Maritime transportation involves the carriage of goods and people across the world’s oceans, seas, and interconnected navigable waterways. This system enables global commerce by moving raw materials and finished products on an enormous scale. Linking disparate economies through standardized international networks, the ability to move vast quantities of cargo over great distances at a relatively low cost makes it a core component of modern supply chains.
Defining Maritime Transportation
Maritime transportation encompasses both deep-sea international voyages and localized domestic shipping. International shipping connects continents, utilizing oceanic routes for long-haul transport between major ports and forming the bulk of world trade.
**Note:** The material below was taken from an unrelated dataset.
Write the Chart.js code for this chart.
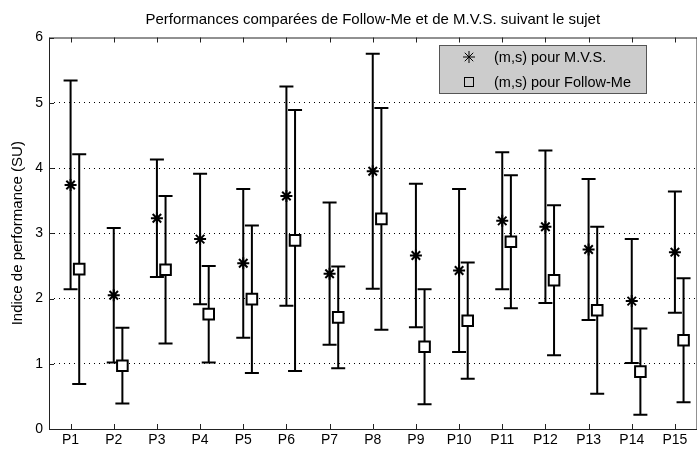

Domestic and regional shipping uses coastal routes and inland waterways, such as rivers, to move goods within or between neighboring countries. Maritime transport’s primary distinction from land or air alternatives is its superior capacity for volume. A single modern vessel can carry a load equivalent to thousands of trucks, providing economies of scale and cost advantages for bulk and non-perishable cargo.
Specialized Ships and Their Cargo
The engineering of commercial vessels is specialized to maximize efficiency for distinct types of cargo. Container ships are the most recognizable vessels in modern trade, built to carry standardized twenty-foot equivalent units (TEUs). The largest container ships can exceed 400 meters in length and have a capacity of over 24,300 TEUs, reflecting the industry’s focus on scale.
Bulk carriers are designed with large, open holds to transport homogenous dry commodities in unpackaged form. These vessels move raw materials like iron ore, coal, grain, and bauxite, which are inputs for industrial economies. Their design incorporates features such as reinforced hulls and specialized ballast systems to maintain stability when carrying dense, shifting materials.
Tankers constitute another major category, dedicated to carrying liquid bulk cargo, including crude oil, refined petroleum products, and liquefied natural gas (LNG). These ships feature complex double hulls and segregated tanks to ensure cargo safety and prevent environmental contamination. Specialized vessels, such as Roll-on/Roll-off (Ro-Ro) ships, transport wheeled cargo like cars and heavy machinery, allowing them to be driven directly onto and off the ship.
The Essential Infrastructure
Maritime transport relies on a land-based and water-based support system to function efficiently. Ports and terminals serve as the interface between sea and land transport, acting as logistics hubs where cargo is transferred, stored, and prepared for onward distribution. These facilities are often specialized, featuring container terminals equipped with massive gantry cranes or dedicated bulk terminals for loading and unloading materials.
The network also depends on navigable waterways, both natural and man-made, that significantly shorten global trade routes. Man-made infrastructure, such as the Suez Canal and the Panama Canal, allows ships to bypass long voyages around continents. The Panama Canal uses a system of locks to raise and lower ships, while the Suez Canal is a sea-level waterway approximately 193 kilometers long.
The integration of maritime transport with land networks is managed through intermodal systems. This practice involves using standardized shipping containers that are easily transferred between ships, trains, and trucks. This seamless transfer minimizes handling time and costs, directly linking ports to inland distribution centers.
Maritime Transport’s Economic Footprint
The volume of goods moved by sea underscores the industry’s economic importance. Maritime transport carries more than 80% of the volume of international trade in goods worldwide. This high capacity translates directly into lower transportation costs per unit compared to air or land freight. The cost-effectiveness of sea transport helps maintain the affordability of globally sourced consumer goods and industrial materials. Disruptions to this system, such as blockages of major canals, can quickly create extensive delays and financial costs across the global economy.